Statutory Violations
The Court recognized that the plaintiffs alleged a violation of statutory duties that might impose liability on Glass under the Subdivision Control Act. However, the Court pointed out that this statutory violation was not separately pleaded in the plaintiffs' complaint, nor was it treated as a distinct cause of action during the trial. The Court noted that the plaintiffs primarily invoked the statutory violations as supporting evidence for their common-law negligence claims rather than as an independent claim for relief. This failure to adequately frame the statutory breach meant that the jury did not engage with the relevant legal issues surrounding Glass's obligations under the Act.
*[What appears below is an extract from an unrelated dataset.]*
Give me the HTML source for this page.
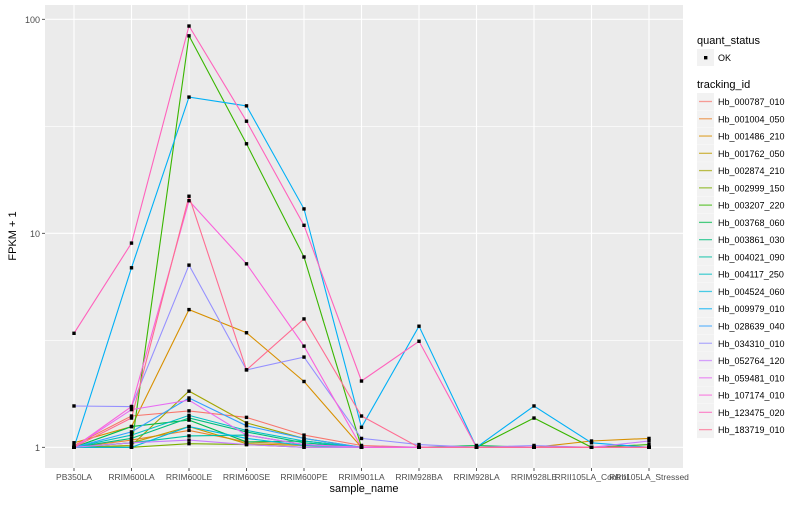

The Court highlighted that significant factual and legal questions remained unresolved regarding the applicability of the Subdivision Control Act and its potential implications for liability. As a result, while the Court acknowledged the existence of a statutory duty that could potentially lead to liability, it concluded that the plaintiffs had not properly pursued this avenue in their case. The Court's remand allowed for the possibility of amending the complaint to explore this statutory basis for liability more thoroughly in a retrial.
Conclusion
In conclusion, the Michigan Supreme Court's decision in this case reinforced the significance of duty in negligence law, particularly in the context of real estate transactions. By applying the principles of caveat emptor and examining the relationships between parties, the Court clarified that vendors of land generally do not retain liability after the transfer of title and control. The ruling illustrated the necessity for plaintiffs to clearly articulate all potential bases for liability, including statutory claims, to ensure that the court addresses these issues at trial. The remand provided an opportunity for the plaintiffs to amend their complaint to properly assert their statutory claims, which could lead to a different outcome should the case be retried. This case serves as a critical reminder of the importance of pleading and the relationship dynamics in establishing liability in negligence claims.